Why Rajib Banerjee is Key to Saffron Challenge in Howrah

What Suvendu Adhikari is to the BJP in East Medinipur, Rajib Banerjee is to the party in Howrah.

Like Adhikari, Banerjee, too, was a powerful minister in the Trinamool Congress (TMC) government, before he joined the Bharatiya Janata Party (BJP) a little over two months ago.

The St. Xavier’s College graduate is fighting again from Howrah’s Domjur, the seat he has retained since 2011 as a TMC heavyweight; 40% of the voters in this constituency are Muslims.

Hence, his campaign strategy is different from that of Adhikari in Nandigram, where the BJP has primarily focused on the Hindu vote; Adhikari, who won the high-profile seat in 2016 on TMC ticket, is up against the chief minister herself.

Banerjee exudes confidence of retaining Domjur as a BJP candidate. “Mine is a minority-dominated seat, and I have accepted the challenge to win this seat again. Muslims, too, are with me,” he tells News18 in an exclusive interview, campaigning in the Muslim-dominated Danshpara village of Domjur.

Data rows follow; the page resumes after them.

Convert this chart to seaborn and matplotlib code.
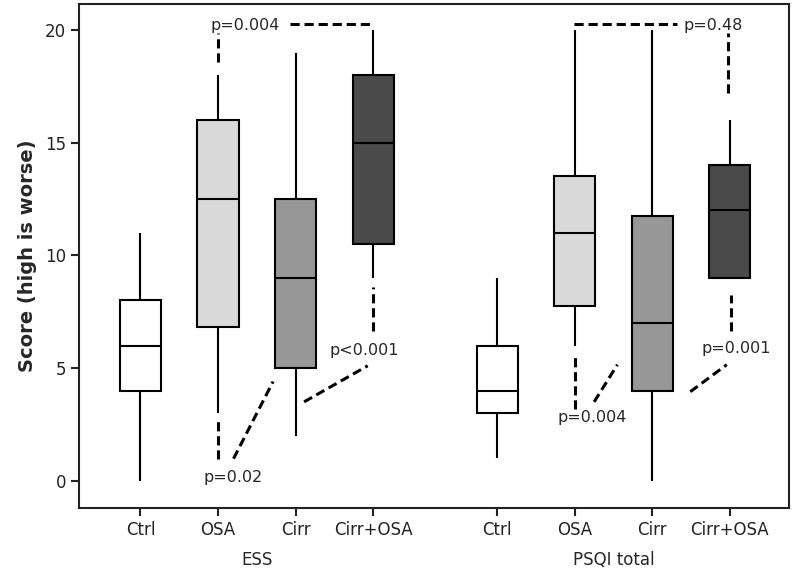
import pandas as pd
import matplotlib
matplotlib.use('Agg')
import matplotlib.pyplot as plt
import matplotlib.transforms as mtransforms
import seaborn as sns

# Groups and categories
groups = ['ESS', 'PSQI total']
categories = ['Ctrl', 'OSA', 'Cirr', 'Cirr+OSA']

# Five-number summaries: min, q1, median, q3, max
ess_ctrl = [0, 4, 6, 8, 11]
ess_osa = [3, 6.8, 12.5, 16, 18]
ess_cirr = [2, 5, 9, 12.5, 19]
ess_cirr_osa = [9, 10.5, 15, 18, 20]

psqi_ctrl = [1, 3, 4, 6, 9]
psqi_osa = [6, 7.75, 11, 13.5, 20]
psqi_cirr = [0, 4, 7, 11.75, 20]
psqi_cirr_osa = [9, 9, 12, 14, 16]

p_labels = ['p=0.004', 'p=0.02', 'p<0.001', 'p=0.48', 'p=0.004', 'p=0.001']

box_colors = ['#ffffff', '#d9d9d9', '#979797', '#4a4a4a']

if __name__ == '__main__':

    # x positions: two blocks of four boxes with a gap between them
    ess_pos = [0, 1, 2, 3]
    psqi_pos = [4.6, 5.6, 6.6, 7.6]

    rows = []
    all_data = [ess_ctrl, ess_osa, ess_cirr, ess_cirr_osa,
                psqi_ctrl, psqi_osa, psqi_cirr, psqi_cirr_osa]
    all_pos = ess_pos + psqi_pos
    for i, (vals, pos) in enumerate(zip(all_data, all_pos)):
        for v in vals:
            rows.append({'pos': pos, 'score': v, 'cat': categories[i % 4]})
    data = pd.DataFrame(rows)

    sns.set_style('white')
    plt.rcParams['font.family'] = ['DejaVu Sans']

    fig = plt.figure(figsize=(8, 5.79), dpi=100)
    ax = fig.add_axes([0.099, 0.123, 0.887, 0.870])

    sns.boxplot(data=data, x='pos', y='score', hue='cat', hue_order=categories,
                palette=box_colors, native_scale=True, dodge=False, whis=(0, 100),
                width=0.53, linecolor='black', linewidth=1.5, legend=False,
                saturation=1, showcaps=False, ax=ax)

    ax.set_xlim(-0.79, 8.36)
    ax.set_ylim(-1.2, 21.15)
    ax.set_yticks([0, 5, 10, 15, 20])
    ax.set_xticks(all_pos)
    ax.set_xticklabels(categories * 2)
    ax.tick_params(axis='both', direction='out', length=6, width=1.5,
                   labelsize=12, colors='#222222', bottom=True, left=True)
    ax.set_xlabel('')
    ax.set_ylabel('Score (high is worse)', fontsize=14, fontweight='bold', labelpad=6)
    for sp in ax.spines.values():
        sp.set_linewidth(1.5)
        sp.set_color('#222222')

    # Group labels under the tick labels
    trans = mtransforms.blended_transform_factory(ax.transData, ax.transAxes)
    ax.text(1.5, -0.103, groups[0], transform=trans, ha='center', va='center', fontsize=12)
    ax.text(6.1, -0.103, groups[1], transform=trans, ha='center', va='center', fontsize=12)

    # Significance annotations
    dash = dict(color='black', linewidth=2.2, linestyle=(0, (3, 1.6)))
    # ESS OSA vs Cirr+OSA
    ax.plot([1, 1], [18.6, 19.85], **dash)
    ax.plot([1.93, 2.99], [20.27, 20.27], **dash)
    ax.text(1.35, 20.2, p_labels[0], ha='center', va='center', fontsize=11.5)
    # ESS OSA / Cirr lower
    ax.plot([1, 1], [0.95, 2.7], **dash)
    ax.plot([1.2, 1.71], [0.98, 4.4], **dash)
    ax.text(1.2, 0.13, p_labels[1], ha='center', va='center', fontsize=11.5)
    # ESS Cirr vs Cirr+OSA
    ax.plot([3, 3], [6.65, 8.6], **dash)
    ax.plot([2.11, 2.93], [3.5, 5.1], **dash)
    ax.text(2.89, 5.8, p_labels[2], ha='center', va='center', fontsize=11.5)
    # PSQI OSA vs Cirr+OSA
    ax.plot([5.59, 6.92], [20.27, 20.27], **dash)
    ax.plot([7.57, 7.57], [17.2, 19.85], **dash)
    ax.text(7.38, 20.2, p_labels[3], ha='center', va='center', fontsize=11.5)
    # PSQI OSA / Cirr lower
    ax.plot([5.6, 5.6], [3.2, 5.6], **dash)
    ax.plot([5.85, 6.15], [3.5, 5.15], **dash)
    ax.text(5.83, 2.8, p_labels[4], ha='center', va='center', fontsize=11.5)
    # PSQI Cirr vs Cirr+OSA
    ax.plot([7.62, 7.62], [6.65, 8.25], **dash)
    ax.plot([7.09, 7.56], [3.95, 5.15], **dash)
    ax.text(7.68, 5.85, p_labels[5], ha='center', va='center', fontsize=11.5)

    fig.savefig('out.png', dpi=100)
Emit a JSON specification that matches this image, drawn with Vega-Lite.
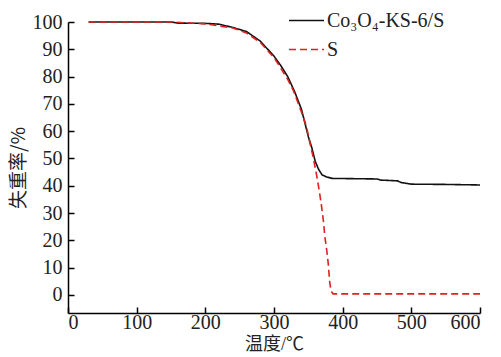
{
  "$schema": "https://vega.github.io/schema/vega-lite/v6.json",
  "width": 412,
  "height": 291,
  "autosize": {"type": "none"},
  "padding": {"left": 68, "top": 22, "right": 21, "bottom": 44},
  "background": "white",
  "config": {
    "view": {"stroke": null},
    "font": "Liberation Serif",
    "axis": {"grid": false, "domainColor": "#000", "tickColor": "#000", "labelColor": "#222", "titleColor": "#222", "domainWidth": 1.5, "tickWidth": 1.5}
  },
  "data": {"values": [
    {"t": 30, "w": 100, "s": "Co₃O₄-KS-6/S"},
    {"t": 100, "w": 100, "s": "Co₃O₄-KS-6/S"},
    {"t": 150, "w": 100, "s": "Co₃O₄-KS-6/S"},
    {"t": 160, "w": 99.6, "s": "Co₃O₄-KS-6/S"},
    {"t": 200, "w": 99.5, "s": "Co₃O₄-KS-6/S"},
    {"t": 220, "w": 99.2, "s": "Co₃O₄-KS-6/S"},
    {"t": 240, "w": 98, "s": "Co₃O₄-KS-6/S"},
    {"t": 260, "w": 96.5, "s": "Co₃O₄-KS-6/S"},
    {"t": 280, "w": 93, "s": "Co₃O₄-KS-6/S"},
    {"t": 300, "w": 87.5, "s": "Co₃O₄-KS-6/S"},
    {"t": 310, "w": 84, "s": "Co₃O₄-KS-6/S"},
    {"t": 320, "w": 80, "s": "Co₃O₄-KS-6/S"},
    {"t": 330, "w": 74.5, "s": "Co₃O₄-KS-6/S"},
    {"t": 340, "w": 68, "s": "Co₃O₄-KS-6/S"},
    {"t": 345, "w": 63, "s": "Co₃O₄-KS-6/S"},
    {"t": 350, "w": 58, "s": "Co₃O₄-KS-6/S"},
    {"t": 355, "w": 54, "s": "Co₃O₄-KS-6/S"},
    {"t": 360, "w": 49, "s": "Co₃O₄-KS-6/S"},
    {"t": 365, "w": 46, "s": "Co₃O₄-KS-6/S"},
    {"t": 370, "w": 44, "s": "Co₃O₄-KS-6/S"},
    {"t": 377, "w": 43.2, "s": "Co₃O₄-KS-6/S"},
    {"t": 385, "w": 42.7, "s": "Co₃O₄-KS-6/S"},
    {"t": 450, "w": 42.5, "s": "Co₃O₄-KS-6/S"},
    {"t": 455, "w": 42.1, "s": "Co₃O₄-KS-6/S"},
    {"t": 480, "w": 41.8, "s": "Co₃O₄-KS-6/S"},
    {"t": 485, "w": 41.2, "s": "Co₃O₄-KS-6/S"},
    {"t": 500, "w": 40.6, "s": "Co₃O₄-KS-6/S"},
    {"t": 550, "w": 40.5, "s": "Co₃O₄-KS-6/S"},
    {"t": 600, "w": 40.3, "s": "Co₃O₄-KS-6/S"},
    {"t": 30, "w": 100, "s": "S"},
    {"t": 150, "w": 100, "s": "S"},
    {"t": 200, "w": 99.3, "s": "S"},
    {"t": 240, "w": 97.8, "s": "S"},
    {"t": 260, "w": 96, "s": "S"},
    {"t": 280, "w": 92.5, "s": "S"},
    {"t": 300, "w": 87, "s": "S"},
    {"t": 320, "w": 79, "s": "S"},
    {"t": 328, "w": 75, "s": "S"},
    {"t": 340, "w": 67, "s": "S"},
    {"t": 347, "w": 62, "s": "S"},
    {"t": 352, "w": 56, "s": "S"},
    {"t": 357, "w": 50.5, "s": "S"},
    {"t": 362, "w": 44, "s": "S"},
    {"t": 366, "w": 38, "s": "S"},
    {"t": 369, "w": 33, "s": "S"},
    {"t": 372, "w": 27, "s": "S"},
    {"t": 374, "w": 21.5, "s": "S"},
    {"t": 377, "w": 16, "s": "S"},
    {"t": 379, "w": 11.5, "s": "S"},
    {"t": 381, "w": 5, "s": "S"},
    {"t": 383, "w": 1.5, "s": "S"},
    {"t": 386, "w": 0.4, "s": "S"},
    {"t": 600, "w": 0.4, "s": "S"}
  ]},
  "mark": {"type": "line", "strokeWidth": 1.6, "interpolate": "linear"},
  "encoding": {
    "x": {"field": "t", "type": "quantitative", "scale": {"domain": [0, 600], "nice": false},
      "axis": {"values": [0, 100, 200, 300, 400, 500, 600], "tickSize": -6, "labelPadding": 5, "labelFont": "Liberation Serif", "labelFontSize": 20, "title": "温度/℃", "titleFont": "Liberation Serif, Noto Sans CJK SC", "titleFontSize": 18, "titleFontWeight": "normal", "titlePadding": 3}},
    "y": {"field": "w", "type": "quantitative", "scale": {"domain": [-6.6, 100], "nice": false, "zero": false},
      "axis": {"values": [0, 10, 20, 30, 40, 50, 60, 70, 80, 90, 100], "tickSize": -6, "labelPadding": 12, "labelFont": "Liberation Serif", "labelFontSize": 20, "title": "失重率/%", "titleFont": "Noto Sans CJK SC, Liberation Serif", "titleFontSize": 19, "titleFontWeight": "normal", "titlePadding": 4}},
    "color": {"field": "s", "type": "nominal", "scale": {"domain": ["Co₃O₄-KS-6/S", "S"], "range": ["#111111", "#e02020"]},
      "legend": {"title": null, "orient": "none", "legendX": 220, "legendY": -20, "symbolType": "stroke", "symbolSize": 1225, "symbolStrokeWidth": 1.6, "labelFontSize": 20, "labelFont": "Liberation Serif", "labelColor": "#222", "rowPadding": 0, "labelOffset": 2}},
    "strokeDash": {"field": "s", "type": "nominal", "scale": {"domain": ["Co₃O₄-KS-6/S", "S"], "range": [[1, 0], [7, 4]]}, "legend": null}
  }
}
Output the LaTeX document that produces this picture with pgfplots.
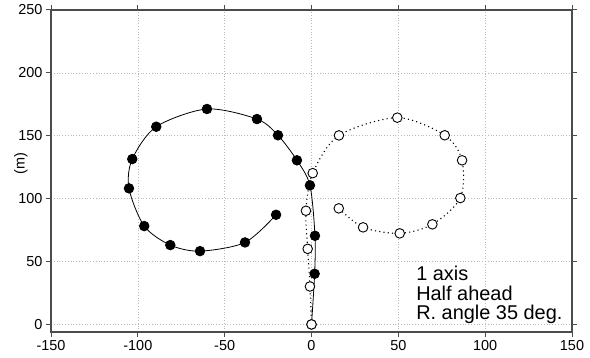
\documentclass[border=0pt]{standalone}
\usepackage{fontspec}
\setmainfont{Liberation Sans}
\usepackage{pgfplots}
\pgfplotsset{compat=1.18}
\begin{document}
\begin{tikzpicture}
\useasboundingbox (-51bp,-25.3bp) rectangle (539bp,332bp);
\begin{axis}[
  scale only axis, width=521bp, height=322bp,
  anchor=south west, at={(0,0)},
  xmin=-150, xmax=150, ymin=-6, ymax=250,
  xtick={-150,-100,-50,0,50,100,150},
  xticklabels={-150,-100,-50,0,50,100,150},
  ytick={0,50,100,150,200,250},
  yticklabels={0,50,100,150,200,250},
  tick align=outside, major tick length=5bp,
  tick style={gray!60!black, line width=1bp},
  axis line style={gray!60!black, line width=1.3bp},
  grid=major,
  major grid style={gray!55, dash pattern=on 0.8bp off 2bp, line width=0.6bp},
  ticklabel style={font=\fontsize{14.5}{16}\selectfont},
  ylabel={(m)},
  ylabel style={at={(axis description cs:-0.058,0.523)}, anchor=center, font=\fontsize{14.5}{16}\selectfont},
  clip=false,
]
\addplot[black, line width=0.8bp, smooth, tension=0.5, mark=*, mark size=4.8bp, mark options={solid, fill=black}]
coordinates {
(0,0) (1.8,40.3) (2.0,70.5) (-0.9,110.6) (-8.4,130.5) (-19.3,150.4) (-31.4,163.3)
(-60.2,171.3) (-89.4,157.2) (-103.2,131.5) (-105.1,108.2) (-96.3,78.2) (-81.3,63.1)
(-64.2,58.3) (-38.3,65.2) (-20.4,87.2)
};
\addplot[black, line width=1.1bp, smooth, tension=0.5, dash pattern=on 1.1bp off 3.2bp, mark=*, mark size=4.8bp, mark options={solid, fill=white, line width=0.9bp}]
coordinates {
(0,0) (-0.9,30.2) (-2.2,60.1) (-3.2,90.4) (0.7,120.3) (15.8,150.3) (49.4,164.4)
(76.7,150.4) (86.7,130.5) (85.7,100.5) (69.6,79.6) (50.8,72.4) (29.7,77.2) (15.7,92.3)
};
\node[anchor=base west, inner sep=0, font=\fontsize{20}{22}\selectfont] at (axis cs:60.2,35.2) {1 axis};
\node[anchor=base west, inner sep=0, font=\fontsize{20}{22}\selectfont] at (axis cs:60.2,18.7) {Half ahead};
\node[anchor=base west, inner sep=0, font=\fontsize{20}{22}\selectfont] at (axis cs:60.2,3.9) {R. angle 35 deg.};
\end{axis}
\end{tikzpicture}
\end{document}
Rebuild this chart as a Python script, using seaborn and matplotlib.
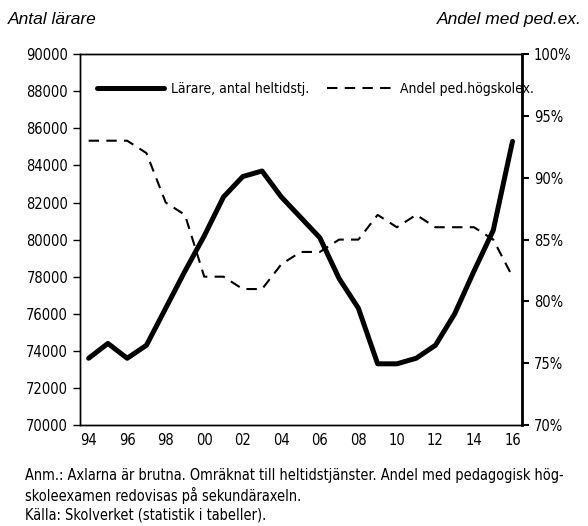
import matplotlib
matplotlib.use("Agg")
import matplotlib.pyplot as plt
import seaborn as sns
import pandas as pd
from matplotlib.ticker import MultipleLocator, FuncFormatter

# DATA
years = list(range(1994, 2017))
teachers = [73600, 74400, 73600, 74300, 76300, 78300, 80200, 82300, 83400, 83700,
            82300, 81200, 80100, 77900, 76300, 73300, 73300, 73600, 74300, 76000,
            78300, 80500, 85300]
share_ped = [93, 93, 93, 92, 88, 87, 82, 82, 81, 81,
             83, 84, 84, 85, 85, 87, 86, 87, 86, 86,
             86, 85, 82]
year_labels = ["94", "96", "98", "00", "02", "04", "06", "08", "10", "12", "14", "16"]

df = pd.DataFrame({"year": years, "teachers": teachers, "share": share_ped})

# STYLE SETTINGS
sns.set_style("white")
plt.rcParams["font.family"] = ["DejaVu Sans"]
plt.rcParams["font.stretch"] = "condensed"
plt.rcParams["text.color"] = "black"
plt.rcParams["xtick.color"] = "black"
plt.rcParams["ytick.color"] = "black"

fig = plt.figure(figsize=(5.88, 5.26), dpi=100)
ax = fig.add_axes([0.136, 0.192, 0.752, 0.705])
ax2 = ax.twinx()

sns.lineplot(data=df, x="year", y="teachers", ax=ax, color="black",
             linewidth=3.6, label="Lärare, antal heltidstj.", legend=False)
sns.lineplot(data=df, x="year", y="share", ax=ax2, color="black",
             linewidth=1.5, linestyle=(0, (5, 3.5)), label="Andel ped.högskolex.",
             legend=False)

ax.set_xlim(1993.55, 2016.5)
ax.set_ylim(70000, 90000)
ax2.set_ylim(70, 100)

ax.set_xticks(years)
ax.set_xticklabels([year_labels[(y - 1994) // 2] if (y - 1994) % 2 == 0 else "" for y in years])
ax.yaxis.set_major_locator(MultipleLocator(2000))
ax2.yaxis.set_major_locator(MultipleLocator(5))
ax2.yaxis.set_major_formatter(FuncFormatter(lambda v, p: f"{v:.0f}%"))

ax.tick_params(axis="x", direction="inout", length=10, width=1, labelsize=10.5, pad=1)
ax.tick_params(axis="y", direction="out", length=5, width=1, labelsize=10.5, left=True)
ax2.tick_params(axis="y", direction="out", length=5, width=1.5, labelsize=10.5, right=True)

ax.set_xlabel("")
ax.set_ylabel("")
ax2.set_ylabel("")

for a in (ax, ax2):
    for s in a.spines.values():
        s.set_color("black")
        s.set_linewidth(1.0)
ax2.spines["right"].set_linewidth(2.0)

h1 = ax.get_lines()[0]
h2 = ax2.get_lines()[0]
ax.legend(handles=[h1, h2], loc="upper left", bbox_to_anchor=(0.01, 0.96),
          ncol=2, frameon=False, fontsize=10, handlelength=4.8,
          columnspacing=1.3, handletextpad=0.5)

fig.text(0.014, 0.963, "Antal lärare", fontsize=12.5, style="italic", stretch="normal",
         family=["Liberation Sans", "DejaVu Sans"], ha="left", va="center")
fig.text(0.99, 0.963, "Andel med ped.ex.", fontsize=12.5, style="italic", stretch="normal",
         family=["Liberation Sans", "DejaVu Sans"], ha="right", va="center")

notes = ("Anm.: Axlarna är brutna. Omräknat till heltidstjänster. Andel med pedagogisk hög-\n"
         "skoleexamen redovisas på sekundäraxeln.\n"
         "Källa: Skolverket (statistik i tabeller).")
fig.text(0.042, 0.11, notes, fontsize=10.45, ha="left", va="top", linespacing=1.3)

plt.savefig("out.png", dpi=100)
plt.close()
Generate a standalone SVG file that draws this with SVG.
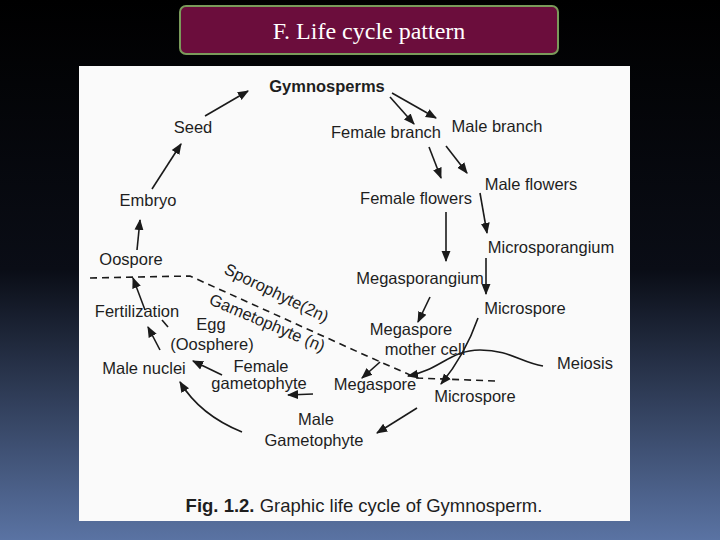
<svg xmlns="http://www.w3.org/2000/svg" width="720" height="540" viewBox="0 0 720 540">
<defs>
<linearGradient id="bg" x1="0" y1="0" x2="0" y2="1">
<stop offset="0" stop-color="#000"/><stop offset="0.5" stop-color="#0a0d16"/><stop offset="1" stop-color="#5a73a3"/>
</linearGradient>
<marker id="ah" viewBox="0 0 10 10" refX="9" refY="5" markerWidth="7" markerHeight="7" orient="auto-start-reverse">
<path d="M0,1 L10,5 L0,9 Z" fill="#1a1a1a"/>
</marker>
<style>
.t{font-family:"Liberation Sans",Arial,sans-serif;font-size:16.5px;fill:#1e1e1e;text-anchor:middle}
.b{font-weight:bold}
.c line,.c path{stroke:#1a1a1a;stroke-width:1.6;fill:none;marker-end:url(#ah)}
.d{stroke:#1a1a1a;stroke-width:1.6;fill:none;stroke-dasharray:7 5}
</style>
</defs>
<rect width="720" height="540" fill="url(#bg)"/>
<g id="title">
<rect x="180" y="6" width="378" height="48" rx="6" fill="#6b0d3c" stroke="#7a9a5a" stroke-width="2"/>
<text x="369" y="39" font-family="Liberation Serif,serif" font-size="24" fill="#fff" text-anchor="middle">F. Life cycle pattern</text>
</g>
<rect x="79" y="66" width="551" height="455" fill="#fafafa"/>
<path class="d" d="M90,278 L190,276 L367,356 L417,378 L495,381"/>
<g class="c">
<line x1="205" y1="116" x2="248" y2="91"/>
<line x1="152" y1="189" x2="181" y2="144"/>
<line x1="137" y1="250" x2="140" y2="220"/>
<line x1="390" y1="97" x2="414" y2="124"/>
<line x1="392" y1="93" x2="436" y2="118"/>
<line x1="429" y1="147" x2="441" y2="178"/>
<line x1="446" y1="146" x2="467" y2="173"/>
<line x1="480" y1="193" x2="487" y2="233"/>
<line x1="446" y1="212" x2="446" y2="261"/>
<line x1="486" y1="258" x2="486" y2="294"/>
<line x1="430" y1="297" x2="418" y2="322"/>
<path d="M478,318 Q465,355 441,384"/>
<path d="M543,366 C520,362 510,350 480,350 C450,350 440,370 408,376"/>
<line x1="380" y1="362" x2="362" y2="378"/>
<line x1="313" y1="394" x2="288" y2="395"/>
<line x1="222" y1="375" x2="193" y2="361"/>
<line x1="160" y1="350" x2="148" y2="327"/>
<path d="M242,432 Q200,415 180,382"/>
<line x1="417" y1="408" x2="377" y2="433"/>
<line x1="145" y1="310" x2="133" y2="278" stroke-width="2.4"/>
<line x1="168" y1="327" x2="162" y2="320" style="marker-end:none"/>
</g>
<g id="gymnosperms"><text class="t b" x="327" y="92">Gymnosperms</text></g>
<g id="seed"><text class="t" x="193" y="133">Seed</text></g>
<g id="female-branch"><text class="t" x="386" y="138">Female branch</text></g>
<g id="male-branch"><text class="t" x="497" y="132">Male branch</text></g>
<g id="embryo"><text class="t" x="148" y="206">Embryo</text></g>
<g id="male-flowers"><text class="t" x="531" y="190">Male flowers</text></g>
<g id="female-flowers"><text class="t" x="416" y="204">Female flowers</text></g>
<g id="microsporangium"><text class="t" x="551" y="253">Microsporangium</text></g>
<g id="oospore"><text class="t" x="131" y="265">Oospore</text></g>
<g id="megasporangium"><text class="t" x="420" y="284">Megasporangium</text></g>
<g id="microspore1"><text class="t" x="525" y="314">Microspore</text></g>
<g id="fertilization"><text class="t" x="137" y="317">Fertilization</text></g>
<g id="egg"><text class="t" x="211" y="330">Egg</text><text class="t" x="212" y="350">(Oosphere)</text></g>
<g id="mmc"><text class="t" x="411" y="335">Megaspore</text><text class="t" x="425" y="355">mother cell</text></g>
<g id="meiosis"><text class="t" x="585" y="369">Meiosis</text></g>
<g id="male-nuclei"><text class="t" x="144" y="374">Male nuclei</text></g>
<g id="female-gametophyte"><text class="t" x="261" y="372">Female</text><text class="t" x="259" y="389">gametophyte</text></g>
<g id="megaspore"><text class="t" x="375" y="390">Megaspore</text></g>
<g id="microspore2"><text class="t" x="475" y="402">Microspore</text></g>
<g id="male-gametophyte"><text class="t" x="316" y="425">Male</text><text class="t" x="314" y="446">Gametophyte</text></g>
<text class="t" x="274" y="298" transform="rotate(26 274 298)">Sporophyte(2n)</text>
<text class="t" x="265" y="328" transform="rotate(23 265 328)">Gametophyte (n)</text>
<text class="t" x="364" y="512" style="font-size:18.5px"><tspan font-weight="bold">Fig. 1.2.</tspan> Graphic life cycle of Gymnosperm.</text>
</svg>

Bharosa rakhiye, sab theek hai (have faith in me, all is well),” he tells Muslim elders as he walks the muddy lanes in the village; his team is accompanied by an influential Muslim resident of the area.

Touching the feet of elders and speaking to Muslim youngsters, Banerjee says changing sides would make no difference. “I am a family member of each and every person of the constituency. They know me very well. They know I have been with them for the last 10 years, and have never believed in caste, creed or religion. For me, this is not political campaigning, but revisiting my family,” he adds.

During his march through the village, a few Muslim men wave black flags at him, with his supporters chanting Vande Mataram and the BJP’s political slogans. Banerjee maintains calm, and asks his supporters not to get into any confrontation and move on. There are no Jai Sri Ram slogans shouted by BJP supporters here.


Kalyan Ghosh, the TMC candidate from Domjur, has been telling voters that Banerjee is “the other Suvendu” who backstabbed and betrayed CM Mamata Banerjee by joining hands with the BJP. The Muslim-dominated villages of Domjur are plastered with TMC posters.

“They have nothing else to say…,” Banerjee remarks, when asked about the TMC’s charge of him being “the other Suvendu”. “I was there (in the TMC). But look at the way they behaved with me, the way they stopped all my work; they stopped my development work for the people of Bengal and Domjur. Naturally, I had to take a decision. There was some vision I had, (and) I told them about it several times. I was not satisfied. Now, they are campaigning against me…and launching personal attacks. Even Mamata left the INC (Congress) and formed a new party…and then, sometimes she was with the NDA (BJP-led National Democratic Alliance at the Centre) and sometimes with the UPA (Congress-led United Progressive Alliance)…everyone wants a comfort zone,” he says.

Banerjee, clearly the tallest leader from Howrah district, has his task cut out. Alongside Domjur, the BJP hopes his influence will swing votes in its favour in the district’s 15 other seats that the party has never won.

In fact, even in the 2019 national elections (when the BJP won 18 of the state’s 42 Lok Sabha seats), the party was ahead in just one out of the 16 assembly segments in Howrah, which has a high Muslim population. But BJP leaders say they can win at least seven-eight seats this time. The 16 seats of Howrah vote in third and fourth rounds of the eight-phase elections.

Banerjee, too, believes the BJP has a good chance in Howrah. “You will see the results of Howrah district and other places of Bengal. I will go to other places of the state after the fourth phase. I am sure the BJP will come to power. You have seen what has happened in Nandigram, where the CM herself would lose…So, naturally, we have said we will secure 200 seats (of the state’s 294 assembly constituencies). In Howrah, too, you will see the magic,” Banerjee tells News18.

He turns to Muslim villagers to remind them of the work he has done for them —roads, drains and water pipelines. “They have faith in me,” Banerjee reiterates.